Running Standalone CUPiD (for existing CESM datasets)

Running Standalone CUPiD (for existing CESM datasets)#

CUPiD can be run either independently or via the CESM workflow. If you want to run CUPiD as part of a CESM case submission, we recommend looking at the Running CUPiD via CESM Workflow page. If you already have CESM data that you want to analyze, and don’t plan on running CESM to generate a case, you have come to the right place!

Setup#

Install CUPiD’s analysis and infrastructure environments per the usual setup instructions.

Activate the cupid-infrastructure environment:

conda activate cupid-infrastructure

Adjust CUPiD configuration#

Update the CUPiD configuration file with values relevant to your case.

cd examples/key_metrics

Request resources#

Request resources– eg, at NCAR, this may be useful:

qinteractive -l select=1:ncpus=12:mem=120GB

See more details for resource requests on tips and tricks for running at NCAR.

Postprocessing of Files#

Run Timeseries, if desired#

cupid-timeseries

Run Remapping, if desired#

Coming soon

cupid-remap

Run Diagnostics#

Running External Diagnostics#

One feature of CUPiD is that it is possible to run external diagnostic packages using CUPiD’s helper scripts that automatically generate necessary configuration files for a variety of external packages using the CUPiD configuration file.

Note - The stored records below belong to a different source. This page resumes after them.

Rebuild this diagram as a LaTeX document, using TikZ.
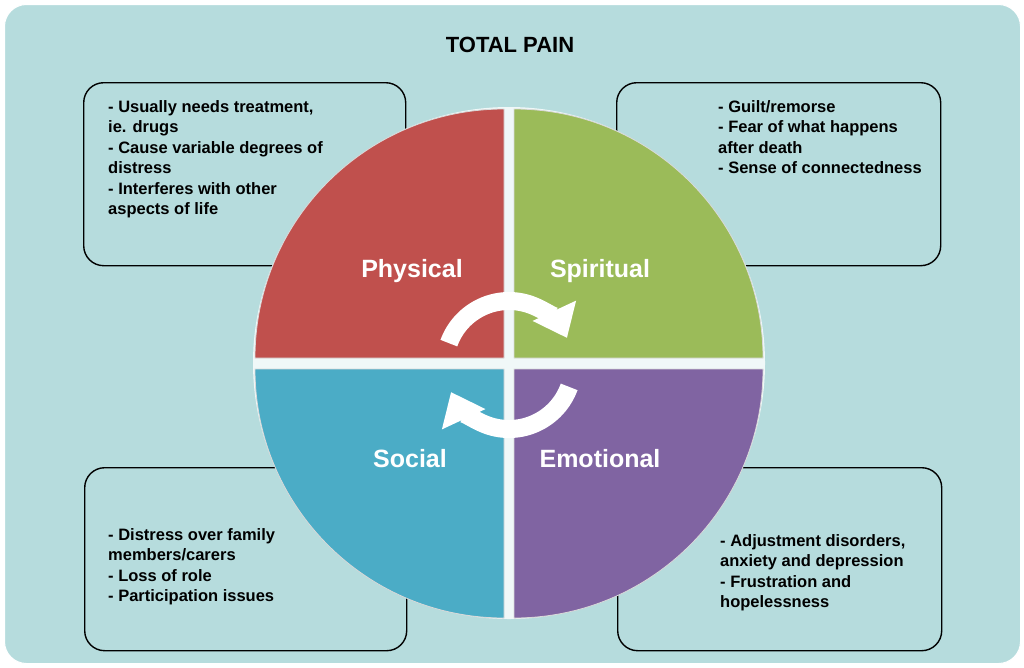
\documentclass[tikz,border=0pt]{standalone}
\usepackage{fontspec}
\setmainfont{Liberation Sans}
\usetikzlibrary{arrows.meta}
\definecolor{bg}{HTML}{B6DCDD}
\definecolor{qred}{HTML}{C0504D}
\definecolor{qgreen}{HTML}{9BBB59}
\definecolor{qblue}{HTML}{4BACC6}
\definecolor{qpurple}{HTML}{8064A2}
\begin{document}
\begin{tikzpicture}[x=1pt,y=-1pt,
  box/.style={draw=black,line width=1.4pt,rounded corners=20pt,fill=bg},
  txt/.style={anchor=north west,align=left,font=\fontsize{16.5}{20.5}\selectfont\bfseries,inner sep=0pt},
  lab/.style={font=\fontsize{25}{28}\selectfont\bfseries,text=white},
  quad/.style={draw=white!85!black,line width=0.8pt},
  carr/.style={white,line width=18pt,-{Triangle[length=30pt,width=46pt]}}]
\useasboundingbox (0,0) rectangle (1024,667);
\node[draw=white,line width=1pt,fill=bg,rounded corners=22pt,minimum width=1016pt,minimum height=659pt,anchor=north west] (bgbox) at (4,4) {};
\node[font=\fontsize{22}{26}\selectfont\bfseries] (title) at (510,45) {TOTAL PAIN};
% boxes
\node[box,minimum width=322pt,minimum height=183pt,anchor=north west] (b1) at (83,82) {};
\node[box,minimum width=324pt,minimum height=183pt,anchor=north west] (b2) at (616,82) {};
\node[box,minimum width=322pt,minimum height=183pt,anchor=north west] (b3) at (84,467) {};
\node[box,minimum width=324pt,minimum height=183pt,anchor=north west] (b4) at (617,467) {};
\node[txt] (t1) at (108,100) {- Usually needs treatment,\\ie. drugs\\- Cause variable degrees of\\distress\\- Interferes with other\\aspects of life};
\node[txt] (t2) at (718,100) {- Guilt/remorse\\- Fear of what happens\\after death\\- Sense of connectedness};
\node[txt] (t3) at (108,528) {- Distress over family\\members/carers\\- Loss of role\\- Participation issues};
\node[txt] (t4) at (720,534) {- Adjustment disorders,\\anxiety and depression\\- Frustration and\\hopelessness};
% quadrants
\fill[white!80!bg] (509,363) circle (256);
\filldraw[quad,fill=qred] (504,358) -- ++(-249,0) arc[start angle=180,end angle=270,radius=249] -- cycle;
\filldraw[quad,fill=qgreen] (514,358) -- ++(0,-249) arc[start angle=270,end angle=360,radius=249] -- cycle;
\filldraw[quad,fill=qblue] (504,369) -- ++(-249,0) arc[start angle=180,end angle=90,radius=249] -- cycle;
\filldraw[quad,fill=qpurple] (514,369) -- ++(0,249) arc[start angle=90,end angle=0,radius=249] -- cycle;
\node[lab] (l1) at (412,271) {Physical};
\node[lab] (l2) at (600,271) {Spiritual};
\node[lab] (l3) at (410,459) {Social};
\node[lab] (l4) at (600,459) {Emotional};
% circular arrows
\coordinate (c) at (509,365);
\draw[carr] ([shift={(200:64)}]c) arc[start angle=200,end angle=335,radius=64];
\draw[carr] ([shift={(20:64)}]c) arc[start angle=20,end angle=155,radius=64];
\end{tikzpicture}
\end{document}
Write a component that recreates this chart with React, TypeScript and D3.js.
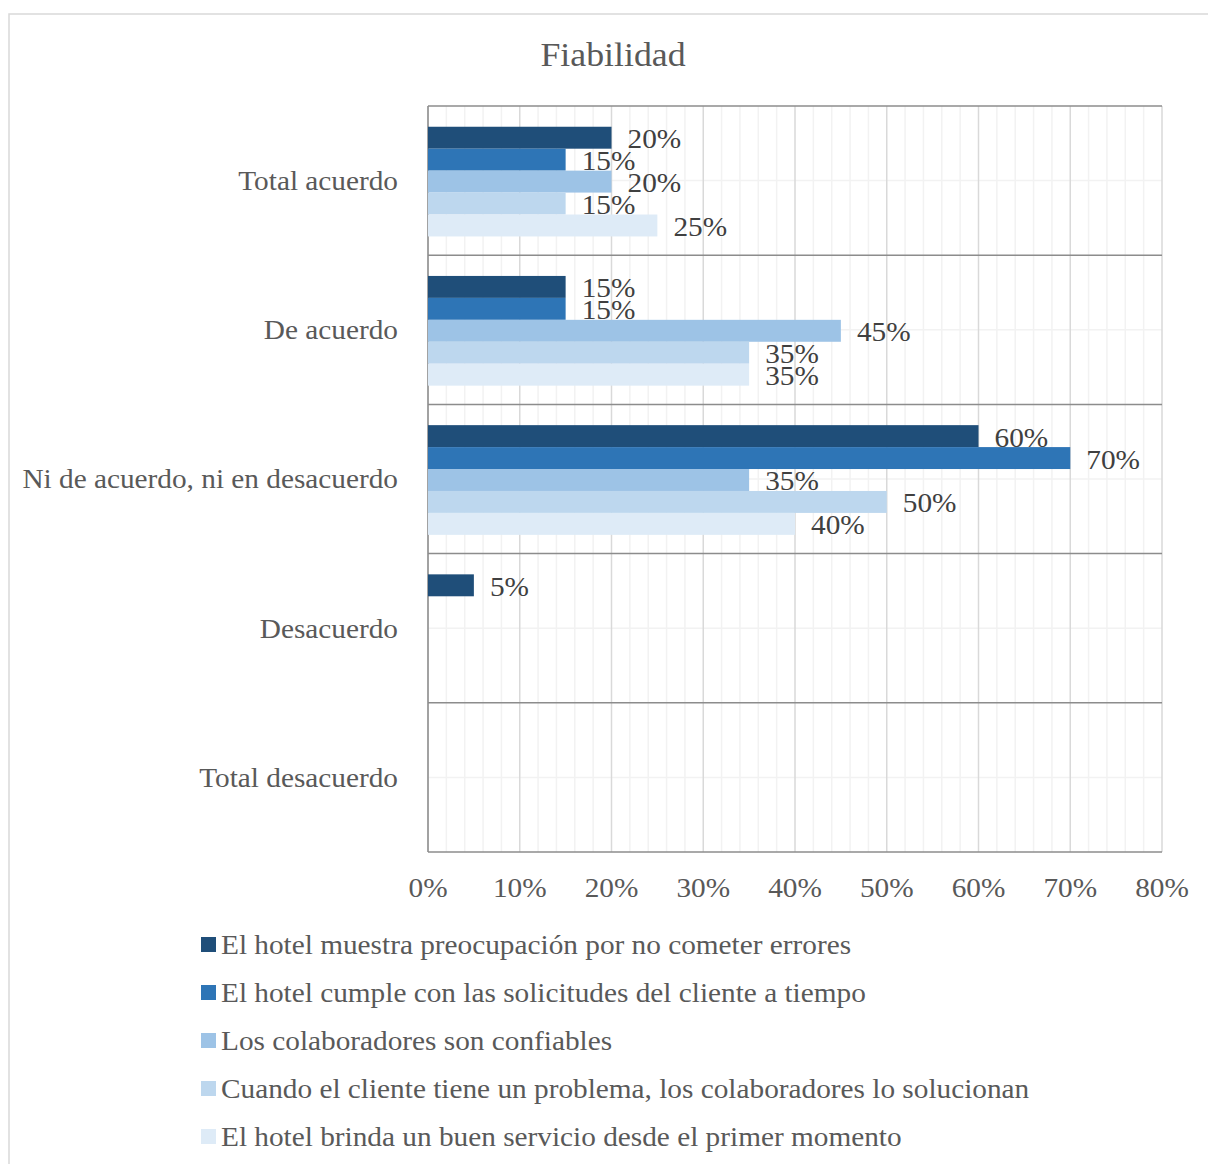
import React from "react";
import * as d3 from "d3";

const title = "Fiabilidad";
const categories = [
  "Total acuerdo",
  "De acuerdo",
  "Ni de acuerdo, ni en desacuerdo",
  "Desacuerdo",
  "Total desacuerdo",
];
const seriesNames = [
  "El hotel muestra preocupación por no cometer errores",
  "El hotel cumple con las solicitudes del cliente a tiempo",
  "Los colaboradores son confiables",
  "Cuando el cliente tiene un problema, los colaboradores lo solucionan",
  "El hotel brinda un buen servicio desde el primer momento",
];
const s1 = [20, 15, 60, 5, 0];
const s2 = [15, 15, 70, 0, 0];
const s3 = [20, 45, 35, 0, 0];
const s4 = [15, 35, 50, 0, 0];
const s5 = [25, 35, 40, 0, 0];
const seriesValues = [s1, s2, s3, s4, s5];
const colors = ["#1F4E79", "#2E75B6", "#9DC3E6", "#BDD7EE", "#DEEBF7"];
const xTicks = [0, 10, 20, 30, 40, 50, 60, 70, 80];

const W = 1208;
const H = 1164;
const left = 428;
const right = 1162;
const top = 106;
const bottom = 852;
const font = "'Liberation Serif', 'Times New Roman', serif";
const textColor = "#595959";
const SX = 1.085;
const FS = 27;

function T(props: {
  x: number;
  y: number;
  anchor?: string;
  size?: number;
  fill?: string;
  dy?: string;
  children: React.ReactNode;
}) {
  return (
    <text
      transform={`translate(${props.x},${props.y}) scale(${SX},1)`}
      textAnchor={props.anchor || "start"}
      fontSize={props.size || FS}
      fill={props.fill || textColor}
      dy={props.dy}
    >
      {props.children}
    </text>
  );
}

export default function App() {
  const x = d3.scaleLinear().domain([0, 80]).range([left, right]);
  const y = d3.scaleBand<string>().domain(categories).range([top, bottom]);
  const inner = d3
    .scaleBand<number>()
    .domain(d3.range(seriesNames.length))
    .range([0, y.bandwidth()])
    .paddingOuter(0.9)
    .paddingInner(0);
  const minor = d3.range(0, 81, 2).filter((v) => v % 10 !== 0);

  return (
    <svg
      width={W}
      height={H}
      style={{ position: "absolute", left: 0, top: 0, background: "#fff" }}
      fontFamily={font}
    >
      <rect x={9} y={14} width={W} height={H} fill="#fff" stroke="#d9d9d9" strokeWidth={1.5} />
      <T x={613} y={66} anchor="middle" size={33}>
        {title}
      </T>
      {/* minor vertical grid */}
      {minor.map((v) => (
        <line key={"mv" + v} x1={x(v)} x2={x(v)} y1={top} y2={bottom} stroke="#f2f2f2" strokeWidth={1.5} />
      ))}
      {/* minor horizontal grid at category centers */}
      {categories.map((c) => (
        <line
          key={"mh" + c}
          x1={left}
          x2={right}
          y1={(y(c) as number) + y.bandwidth() / 2}
          y2={(y(c) as number) + y.bandwidth() / 2}
          stroke="#f2f2f2"
          strokeWidth={1.5}
        />
      ))}
      {/* major vertical grid */}
      {xTicks.map((v) => (
        <line key={"Mv" + v} x1={x(v)} x2={x(v)} y1={top} y2={bottom} stroke="#d9d9d9" strokeWidth={1.5} />
      ))}
      {/* category separators */}
      {d3.range(categories.length + 1).map((i) => {
        const yy = top + i * y.step();
        return <line key={"sep" + i} x1={left} x2={right} y1={yy} y2={yy} stroke="#8c8c8c" strokeWidth={1.5} />;
      })}
      <line x1={left} x2={left} y1={top} y2={bottom} stroke="#8c8c8c" strokeWidth={1.5} />
      {/* bars */}
      {seriesValues.map((vals, si) =>
        vals.map((v, ci) => {
          if (v === 0) return null;
          const by = (y(categories[ci]) as number) + (inner(si) as number) + 1;
          return (
            <g key={`b${si}-${ci}`}>
              <rect x={x(0)} y={by} width={x(v) - x(0)} height={inner.bandwidth()} fill={colors[si]} />
              <T x={x(v) + 16} y={by + inner.bandwidth() / 2 + 1} dy="0.35em" fill="#404040">
                {v + "%"}
              </T>
            </g>
          );
        })
      )}
      {/* category labels */}
      {categories.map((c) => (
        <T key={"cl" + c} x={398} y={(y(c) as number) + y.bandwidth() / 2} dy="0.35em" anchor="end">
          {c}
        </T>
      ))}
      {/* x tick labels */}
      {xTicks.map((v) => (
        <T key={"xt" + v} x={x(v)} y={897} anchor="middle">
          {v + "%"}
        </T>
      ))}
      {/* legend */}
      {seriesNames.map((n, i) => (
        <g key={"lg" + i} transform={`translate(201, ${945 + i * 48})`}>
          <rect x={0} y={-8} width={15} height={15} fill={colors[i]} />
          <T x={20} y={0} dy="0.35em">
            {n}
          </T>
        </g>
      ))}
    </svg>
  );
}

Additionally, CUPiD is set up to integrate output from these packages directly into one location where all CUPiD output is viewed. Packages that are integrated into CUPiD:

ADF
CVDP
LDF
ILAMB

Running CUPiD Diagnostics#

CUPiD’s main example for generating diagnostics is examples/key-metrics. Other examples with various sets of diagnostic notebooks from nblibrary are also available, or you can make your own example describing a different set of notebooks– or even add your own!

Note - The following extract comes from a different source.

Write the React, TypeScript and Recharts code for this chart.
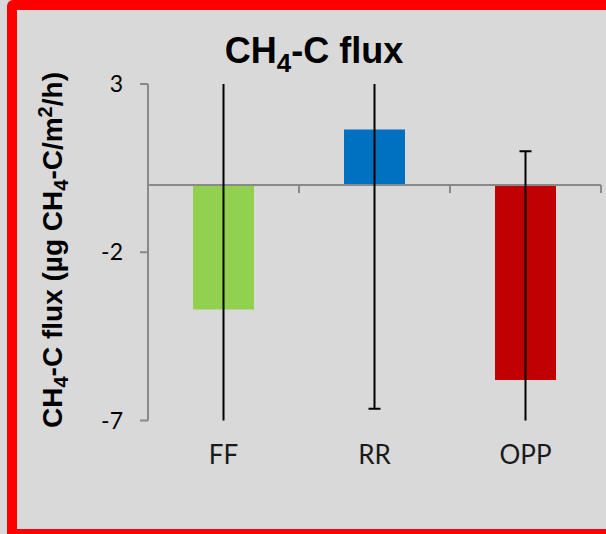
import React from 'react';
import { BarChart, Bar, XAxis, YAxis, ErrorBar, ReferenceLine, Cell } from 'recharts';

// CH4-C flux per land-use class, with standard error
const categories = ['FF', 'RR', 'OPP'];
const fluxMeans = [-3.7, 1.65, -5.8];
const fluxErrors = [7.3, 8.3, 6.8];
const barColors = ['#92d050', '#0070c0', '#c00000'];
const yTicks = [3, -2, -7];

const data = categories.map((name, i) => ({ name, flux: fluxMeans[i], err: fluxErrors[i] }));

const WIDTH = 606;
const HEIGHT = 534;
const MARGIN = { top: 84, right: 5, bottom: 53.5, left: 0 };
const Y_AXIS_W = 148;
const X_AXIS_H = 60;

const AXIS_GREY = '#898989';
const TICK_FONT = 'Lato, "Open Sans", sans-serif';
const BOLD_FONT = '"Liberation Sans", Arial, sans-serif';

// Excel-style horizontal axis crossing at zero, with small ticks between categories
const ZeroAxis = (props: any) => {
  const { x1, y1, x2 } = props;
  const step = (x2 - x1) / categories.length;
  return (
    <g>
      <line x1={x1} y1={y1} x2={x2} y2={y1} stroke={AXIS_GREY} strokeWidth={2} />
      {Array.from({ length: categories.length + 1 }, (_, i) => (
        <line key={i} x1={x1 + i * step} y1={y1} x2={x1 + i * step} y2={y1 + 8} stroke={AXIS_GREY} strokeWidth={2} />
      ))}
    </g>
  );
};

const CategoryTick = (props: any) => {
  const { x, y, payload } = props;
  return (
    <text x={x} y={y + 43} textAnchor="middle" fontFamily={TICK_FONT} fontSize={26} fill="#1a1a1a">
      {payload.value}
    </text>
  );
};

export default function App() {
  // error bars run past the axis range, so keep them inside the plot area
  const plotX = MARGIN.left + Y_AXIS_W;
  const plotW = WIDTH - plotX - MARGIN.right;
  const plotH = HEIGHT - MARGIN.top - MARGIN.bottom - X_AXIS_H;

  return (
    <div style={{ position: 'fixed', left: 0, top: 0, width: WIDTH, height: HEIGHT, background: '#d9d9d9', overflow: 'hidden' }}>
      <style>{'.recharts-errorBar { clip-path: url(#plot-area-clip); }'}</style>
      <div
        style={{
          position: 'absolute',
          left: 7,
          top: 0,
          width: 640,
          height: 539,
          border: '10px solid #ff0000',
          borderRadius: 6,
          boxSizing: 'border-box',
        }}
      />
      <div style={{ position: 'absolute', left: 0, top: 0 }}>
        <BarChart width={WIDTH} height={HEIGHT} data={data} margin={MARGIN}>
          <XAxis dataKey="name" axisLine={false} tickLine={false} tickSize={0} tickMargin={0} height={X_AXIS_H} tick={<CategoryTick />} interval={0} />
          <YAxis
            type="number"
            domain={[-7, 3]}
            ticks={yTicks}
            allowDataOverflow
            width={Y_AXIS_W}
            tickSize={8}
            tickMargin={17}
            axisLine={{ stroke: AXIS_GREY, strokeWidth: 2 }}
            tickLine={{ stroke: AXIS_GREY, strokeWidth: 2 }}
            tick={{ fontFamily: TICK_FONT, fontSize: 23, fill: '#000' }}
          />
          <ReferenceLine y={0} shape={<ZeroAxis />} />
          <Bar dataKey="flux" barSize={61} isAnimationActive={false}>
            {data.map((d, i) => (
              <Cell key={d.name} fill={barColors[i]} />
            ))}
            <ErrorBar dataKey="err" direction="y" width={6} stroke="#000" strokeWidth={2} isAnimationActive={false} />
          </Bar>
        </BarChart>
      </div>
      <svg width={WIDTH} height={HEIGHT} style={{ position: 'absolute', left: 0, top: 0, pointerEvents: 'none' }}>
        <defs>
          <clipPath id="plot-area-clip" clipPathUnits="userSpaceOnUse">
            <rect x={plotX} y={MARGIN.top} width={plotW} height={plotH} />
          </clipPath>
        </defs>
        <text x={314} y={63} textAnchor="middle" fontFamily={BOLD_FONT} fontWeight="bold" fontSize={36} fill="#000">
          CH<tspan fontSize={26} dy={9}>4</tspan>
          <tspan dy={-9}>-C flux</tspan>
        </text>
        <text transform="translate(62,250) rotate(-90)" textAnchor="middle" fontFamily={BOLD_FONT} fontWeight="bold" fontSize={28} fill="#000">
          CH<tspan fontSize={20} dy={6}>4</tspan>
          <tspan dy={-6}>-C flux (µg CH</tspan>
          <tspan fontSize={20} dy={6}>4</tspan>
          <tspan dy={-6}>-C/m</tspan>
          <tspan fontSize={20} dy={-10}>2</tspan>
          <tspan dy={10}>/h)</tspan>
        </text>
      </svg>
    </div>
  );
}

This will require multiple compute cores:

$ cupid-diagnostics
$ cupid-webpage  # Will build HTML from Jupyter Book

CUPiD Options#

Most of CUPiD’s configuration is done via the config.yml file, but there are a few command line options as well:

(cupid-infrastructure) $ cupid-diagnostics -h
Usage: cupid-diagnostics [OPTIONS] CONFIG_PATH

  Main engine to set up running all the notebooks.

Options:
  -s, --serial        Do not use LocalCluster objects
  -atm, --atmosphere  Run atmosphere component diagnostics
  -ocn, --ocean       Run ocean component diagnostics
  -lnd, --land        Run land component diagnostics
  -ice, --seaice      Run sea ice component diagnostics
  -glc, --landice     Run land ice component diagnostics
  -rof, --river-runoff Run river runoff component diagnostics
  --config_path       Path to the YAML configuration file containing specifications for notebooks (default config.yml)
  -h, --help          Show this message and exit.

Running in serial#

By default, several of the example notebooks provided use a dask LocalCluster object to run in parallel. However, the --serial option will pass a logical flag to each notebook that can be used to skip starting the cluster.

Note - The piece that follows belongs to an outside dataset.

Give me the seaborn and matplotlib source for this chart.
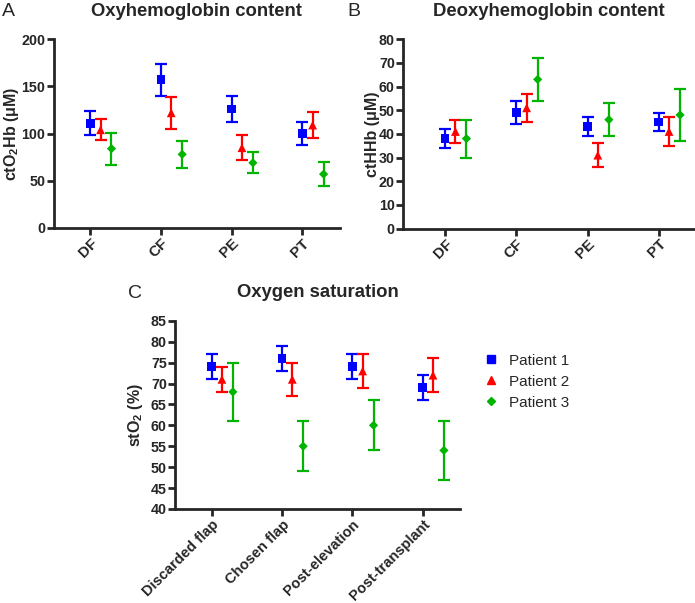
import numpy as np
import pandas as pd
import matplotlib
matplotlib.use("Agg")
import matplotlib.pyplot as plt
import seaborn as sns

# Data (mean and error)
short_labels = ["DF", "CF", "PE", "PT"]
long_labels = ["Discarded flap", "Chosen flap", "Post-elevation", "Post-transplant"]
patients = ["Patient 1", "Patient 2", "Patient 3"]

oxy_mean = {"Patient 1": [111, 157, 126, 100],
            "Patient 2": [104, 122, 85, 109],
            "Patient 3": [84, 78, 69, 57]}
oxy_err = {"Patient 1": [13, 17, 14, 12],
           "Patient 2": [11, 17, 13, 14],
           "Patient 3": [17, 14, 11, 13]}

deoxy_mean = {"Patient 1": [38, 49, 43, 45],
              "Patient 2": [41, 51, 31, 41],
              "Patient 3": [38, 63, 46, 48]}
deoxy_err = {"Patient 1": [4, 5, 4, 4],
             "Patient 2": [5, 6, 5, 6],
             "Patient 3": [8, 9, 7, 11]}

sat_mean = {"Patient 1": [74, 76, 74, 69],
            "Patient 2": [71, 71, 73, 72],
            "Patient 3": [68, 55, 60, 54]}
sat_err = {"Patient 1": [3, 3, 3, 3],
           "Patient 2": [3, 4, 4, 4],
           "Patient 3": [7, 6, 6, 7]}

colors = {"Patient 1": "#0000ff", "Patient 2": "#ff0000", "Patient 3": "#00b400"}
markers = {"Patient 1": "s", "Patient 2": "^", "Patient 3": "D"}
sizes = {"Patient 1": 40, "Patient 2": 40, "Patient 3": 22}
offsets = {"Patient 1": 0.0, "Patient 2": 0.145, "Patient 3": 0.3}

sns.set_style("ticks")
plt.rcParams["font.family"] = ["Liberation Sans", "DejaVu Sans"]
plt.rcParams["mathtext.fontset"] = "custom"
plt.rcParams["mathtext.rm"] = "Liberation Sans"
plt.rcParams["mathtext.bf"] = "Liberation Sans:bold"


def panel(ax, means, errs, labels, ylim, yticks, ylabel, title, letter,
          letter_x, label_x, xfont=11):
    rows = []
    for p in patients:
        for i, lab in enumerate(labels):
            rows.append({"x": i + offsets[p], "y": means[p][i],
                         "err": errs[p][i], "patient": p})
    df = pd.DataFrame(rows)
    for p in patients:
        d = df[df["patient"] == p]
        ax.errorbar(d["x"], d["y"], yerr=d["err"], fmt="none",
                    ecolor=colors[p], elinewidth=1.6, capsize=4, capthick=1.6,
                    zorder=2)
    sns.scatterplot(data=df, x="x", y="y", hue="patient", style="patient",
                    palette=colors, markers=markers, size="patient",
                    sizes=sizes, linewidth=0, ax=ax, zorder=3, legend=False)
    ax.set_xlim(-0.52, 3.53)
    ax.set_ylim(*ylim)
    ax.set_yticks(yticks)
    ax.set_xticks(range(len(labels)))
    ax.set_xticklabels(labels, rotation=45, ha="right", rotation_mode="anchor",
                       fontweight="bold", fontsize=xfont)
    for t in ax.get_yticklabels():
        t.set_fontweight("bold")
        t.set_fontsize(10.3)
    ax.set_xlabel("")
    ax.set_ylabel(ylabel, fontweight="bold", fontsize=11.5)
    ax.yaxis.set_label_coords(label_x, 0.5)
    ax.set_title(title, fontweight="bold", fontsize=13.3, pad=17)
    sns.despine(ax=ax)
    for s in ["left", "bottom"]:
        ax.spines[s].set_linewidth(2)
    ax.tick_params(width=2, length=5, direction="out", pad=1)
    ax.text(letter_x, 1.1, letter, transform=ax.transAxes, fontsize=14,
            ha="left", va="bottom")


fig = plt.figure(figsize=(6.95, 6.03), dpi=100)
axA = fig.add_axes([0.077, 0.622, 0.412, 0.313])
axB = fig.add_axes([0.580, 0.621, 0.419, 0.314])
axC = fig.add_axes([0.252, 0.156, 0.410, 0.312])

panel(axA, oxy_mean, oxy_err, short_labels, (0, 200), [0, 50, 100, 150, 200],
      r"ctO$_\mathbf{2}$Hb (μM)", "Oxyhemoglobin content", "A", -0.18, -0.115)
panel(axB, deoxy_mean, deoxy_err, short_labels, (0, 80), list(range(0, 81, 10)),
      "ctHHb (μM)", "Deoxyhemoglobin content", "B", -0.19, -0.08)
panel(axC, sat_mean, sat_err, long_labels, (40, 85), list(range(40, 86, 5)),
      r"stO$_\mathbf{2}$ (%)", "Oxygen saturation", "C", -0.165, -0.105,
      xfont=10.5)
axB.set_xlim(-0.59, 3.5)

handles = [plt.Line2D([], [], linestyle="none", marker=markers[p],
                      color=colors[p], markersize=6 if p != "Patient 3" else 4.5)
           for p in patients]
fig.legend(handles, patients, loc="upper left", bbox_to_anchor=(0.673, 0.436),
           frameon=False, fontsize=11, handletextpad=0.6, labelspacing=0.45,
           handlelength=1.2)

fig.savefig("out.png", dpi=100)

# Spin up cluster (if running in parallel)
client=None
if not serial:
  cluster = LocalCluster(**lc_kwargs)
  client = Client(cluster)

client

Specifying components#

If no component flags are provided, all component diagnostics listed in config.yml will be executed by default. Multiple flags can be used together to select a group of components, for example: cupid-diagnostics -ocn -ice.

View output#

After the last step is finished, you can use Jupyter to view generated notebooks in ${CUPID_ROOT}/examples/key-metrics/computed_notebooks or you can view ${CUPID_ROOT}/examples/key-metrics/computed_notebooks/_build/html/index.html in a web browser. If you’re at NCAR, you may also want to check out the FastX visualization tool

Clean computed notebook directory#

Furthermore, to clean the computed_notebooks folder which was generated by the cupid-diagnostics and cupid-webpage commands, you can run the following command:

$ cupid-clean

This will clean the computed_notebooks folder which is at the location pointed to by the run_dir variable in the config.yml file.